• [Task to complete]:
Scan the records and identify every line in which the string "this" occurs, then return those lines.

• [Records shown]:
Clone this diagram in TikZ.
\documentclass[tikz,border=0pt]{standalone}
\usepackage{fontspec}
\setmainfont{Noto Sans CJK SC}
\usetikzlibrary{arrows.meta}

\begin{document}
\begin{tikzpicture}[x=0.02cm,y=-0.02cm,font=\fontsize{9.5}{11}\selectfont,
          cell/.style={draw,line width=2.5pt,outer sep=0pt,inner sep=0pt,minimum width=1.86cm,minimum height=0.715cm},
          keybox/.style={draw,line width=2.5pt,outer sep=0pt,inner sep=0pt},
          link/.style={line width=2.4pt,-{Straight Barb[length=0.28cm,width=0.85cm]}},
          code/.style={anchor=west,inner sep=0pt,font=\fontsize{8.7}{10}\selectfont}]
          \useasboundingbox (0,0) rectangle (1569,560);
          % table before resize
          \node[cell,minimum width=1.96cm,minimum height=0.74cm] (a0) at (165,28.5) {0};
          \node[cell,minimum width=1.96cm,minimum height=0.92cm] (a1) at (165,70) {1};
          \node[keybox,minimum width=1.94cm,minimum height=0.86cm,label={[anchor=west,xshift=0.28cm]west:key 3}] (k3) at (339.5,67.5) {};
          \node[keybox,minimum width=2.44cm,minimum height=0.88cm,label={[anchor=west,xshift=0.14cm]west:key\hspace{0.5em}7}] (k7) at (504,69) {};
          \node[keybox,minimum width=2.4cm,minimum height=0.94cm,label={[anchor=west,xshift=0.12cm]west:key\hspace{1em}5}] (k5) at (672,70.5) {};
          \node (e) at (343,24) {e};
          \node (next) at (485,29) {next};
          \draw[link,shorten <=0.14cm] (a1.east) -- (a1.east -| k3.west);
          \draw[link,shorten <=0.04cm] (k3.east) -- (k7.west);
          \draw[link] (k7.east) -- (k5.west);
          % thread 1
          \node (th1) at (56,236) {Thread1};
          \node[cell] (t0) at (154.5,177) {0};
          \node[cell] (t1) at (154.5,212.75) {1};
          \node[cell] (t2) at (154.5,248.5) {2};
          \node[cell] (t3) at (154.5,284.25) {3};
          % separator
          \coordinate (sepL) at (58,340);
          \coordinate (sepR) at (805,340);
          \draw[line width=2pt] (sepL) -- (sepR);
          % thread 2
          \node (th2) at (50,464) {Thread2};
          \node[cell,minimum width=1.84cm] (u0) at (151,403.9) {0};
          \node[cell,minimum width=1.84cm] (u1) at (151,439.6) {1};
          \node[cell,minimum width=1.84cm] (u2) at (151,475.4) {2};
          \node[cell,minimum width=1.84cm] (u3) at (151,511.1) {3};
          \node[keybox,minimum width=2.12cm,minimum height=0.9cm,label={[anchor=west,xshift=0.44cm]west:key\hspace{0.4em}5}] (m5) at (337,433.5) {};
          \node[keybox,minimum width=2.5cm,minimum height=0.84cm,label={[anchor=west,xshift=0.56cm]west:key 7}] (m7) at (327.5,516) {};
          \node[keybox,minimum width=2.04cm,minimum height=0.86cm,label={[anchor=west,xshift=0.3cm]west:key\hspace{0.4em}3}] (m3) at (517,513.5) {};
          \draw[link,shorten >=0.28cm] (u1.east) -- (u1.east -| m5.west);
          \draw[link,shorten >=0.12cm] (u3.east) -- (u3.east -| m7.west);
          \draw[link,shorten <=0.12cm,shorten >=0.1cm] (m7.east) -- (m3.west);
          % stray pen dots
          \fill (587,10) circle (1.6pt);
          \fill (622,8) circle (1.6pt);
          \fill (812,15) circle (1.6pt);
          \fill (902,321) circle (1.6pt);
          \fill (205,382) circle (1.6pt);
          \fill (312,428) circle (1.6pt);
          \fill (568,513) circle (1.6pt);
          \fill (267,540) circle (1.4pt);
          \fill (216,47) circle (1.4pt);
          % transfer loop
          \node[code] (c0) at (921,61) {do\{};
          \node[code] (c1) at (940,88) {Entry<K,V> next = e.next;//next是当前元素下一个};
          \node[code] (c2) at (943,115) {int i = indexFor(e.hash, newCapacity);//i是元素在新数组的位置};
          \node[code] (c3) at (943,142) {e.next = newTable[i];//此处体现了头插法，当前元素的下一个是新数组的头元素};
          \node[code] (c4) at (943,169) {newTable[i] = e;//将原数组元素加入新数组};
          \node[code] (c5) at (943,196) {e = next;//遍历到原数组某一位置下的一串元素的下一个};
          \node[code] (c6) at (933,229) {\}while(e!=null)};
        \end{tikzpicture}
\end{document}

...

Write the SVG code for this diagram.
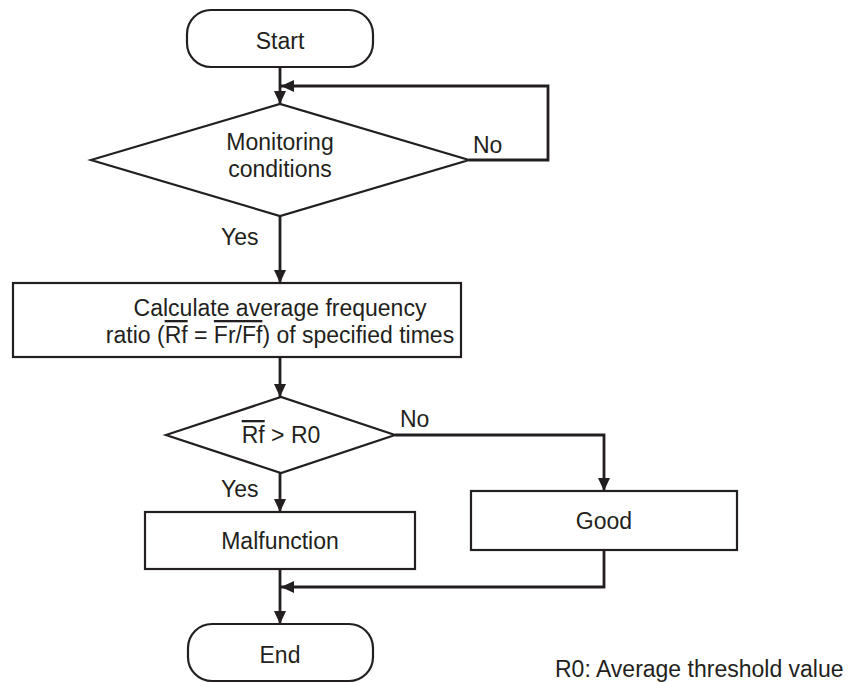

...

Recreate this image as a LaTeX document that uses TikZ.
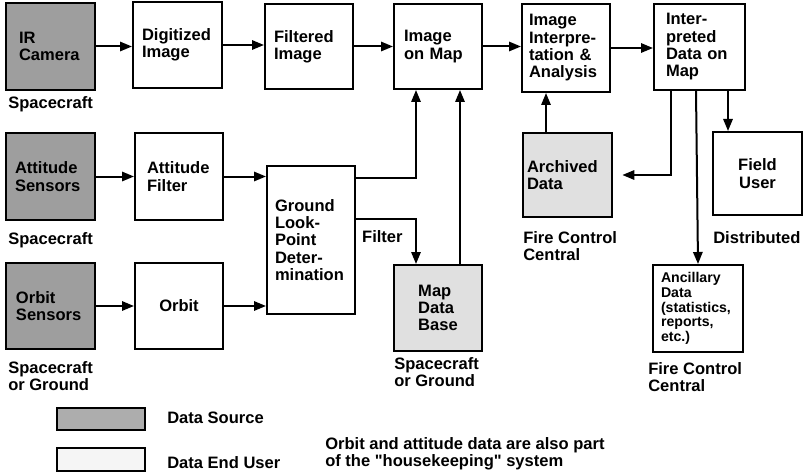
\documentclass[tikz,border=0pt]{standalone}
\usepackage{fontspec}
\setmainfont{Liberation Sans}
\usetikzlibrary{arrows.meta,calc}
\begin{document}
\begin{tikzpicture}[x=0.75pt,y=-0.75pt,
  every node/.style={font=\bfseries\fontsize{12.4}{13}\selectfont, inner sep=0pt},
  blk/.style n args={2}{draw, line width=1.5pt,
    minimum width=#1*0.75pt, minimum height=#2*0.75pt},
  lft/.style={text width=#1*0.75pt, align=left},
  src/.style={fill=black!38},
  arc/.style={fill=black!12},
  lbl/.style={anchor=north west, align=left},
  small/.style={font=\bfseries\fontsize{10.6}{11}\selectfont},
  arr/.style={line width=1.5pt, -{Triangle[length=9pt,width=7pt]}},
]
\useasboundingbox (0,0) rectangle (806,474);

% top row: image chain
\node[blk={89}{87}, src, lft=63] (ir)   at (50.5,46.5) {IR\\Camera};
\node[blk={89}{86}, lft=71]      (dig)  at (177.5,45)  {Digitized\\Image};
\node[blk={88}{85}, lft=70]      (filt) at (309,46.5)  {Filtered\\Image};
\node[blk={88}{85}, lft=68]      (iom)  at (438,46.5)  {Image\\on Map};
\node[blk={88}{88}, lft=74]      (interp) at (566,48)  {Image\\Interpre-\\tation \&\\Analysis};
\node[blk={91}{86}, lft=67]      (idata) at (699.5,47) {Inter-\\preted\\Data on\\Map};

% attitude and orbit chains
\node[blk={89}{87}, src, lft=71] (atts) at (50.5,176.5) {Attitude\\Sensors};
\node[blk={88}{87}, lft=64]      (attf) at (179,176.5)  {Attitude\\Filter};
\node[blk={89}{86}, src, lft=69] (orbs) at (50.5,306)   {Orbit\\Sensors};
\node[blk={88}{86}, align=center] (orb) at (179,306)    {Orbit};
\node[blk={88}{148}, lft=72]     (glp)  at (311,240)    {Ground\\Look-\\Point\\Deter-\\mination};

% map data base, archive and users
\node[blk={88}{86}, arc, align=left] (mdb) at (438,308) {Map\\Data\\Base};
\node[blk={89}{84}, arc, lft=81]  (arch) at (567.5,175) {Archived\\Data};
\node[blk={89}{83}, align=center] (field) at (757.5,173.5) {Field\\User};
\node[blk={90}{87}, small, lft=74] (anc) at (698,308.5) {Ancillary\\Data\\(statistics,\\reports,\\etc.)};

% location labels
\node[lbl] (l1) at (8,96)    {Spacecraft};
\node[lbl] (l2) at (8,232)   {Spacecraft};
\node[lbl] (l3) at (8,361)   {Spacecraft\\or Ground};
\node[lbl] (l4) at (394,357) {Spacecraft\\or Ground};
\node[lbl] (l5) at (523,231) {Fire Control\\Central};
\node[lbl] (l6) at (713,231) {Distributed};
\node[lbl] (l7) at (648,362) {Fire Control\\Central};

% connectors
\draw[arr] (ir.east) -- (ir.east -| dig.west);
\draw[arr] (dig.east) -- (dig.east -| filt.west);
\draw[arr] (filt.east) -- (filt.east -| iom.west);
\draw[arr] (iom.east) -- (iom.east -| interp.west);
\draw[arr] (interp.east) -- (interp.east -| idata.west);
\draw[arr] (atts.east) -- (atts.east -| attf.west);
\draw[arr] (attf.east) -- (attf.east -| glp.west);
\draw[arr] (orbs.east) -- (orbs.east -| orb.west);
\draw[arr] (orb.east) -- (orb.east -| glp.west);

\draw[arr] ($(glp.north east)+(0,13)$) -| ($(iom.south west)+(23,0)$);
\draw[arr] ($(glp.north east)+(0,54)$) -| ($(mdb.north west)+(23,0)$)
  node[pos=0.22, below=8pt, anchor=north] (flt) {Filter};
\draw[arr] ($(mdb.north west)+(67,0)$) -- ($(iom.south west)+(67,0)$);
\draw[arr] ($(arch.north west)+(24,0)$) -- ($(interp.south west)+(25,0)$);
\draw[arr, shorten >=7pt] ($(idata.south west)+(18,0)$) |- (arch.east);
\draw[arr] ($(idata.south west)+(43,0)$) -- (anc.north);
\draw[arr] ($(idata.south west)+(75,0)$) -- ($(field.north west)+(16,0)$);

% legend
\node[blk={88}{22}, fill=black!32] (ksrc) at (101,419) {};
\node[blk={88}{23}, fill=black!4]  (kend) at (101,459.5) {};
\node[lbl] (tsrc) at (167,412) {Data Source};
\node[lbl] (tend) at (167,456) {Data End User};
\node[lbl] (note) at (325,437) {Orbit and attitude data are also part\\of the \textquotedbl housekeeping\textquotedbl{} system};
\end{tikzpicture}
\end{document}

• [Expected answer]:
Clone this diagram in TikZ.
Write the SVG code for this diagram.
Recreate this image as a LaTeX document that uses TikZ.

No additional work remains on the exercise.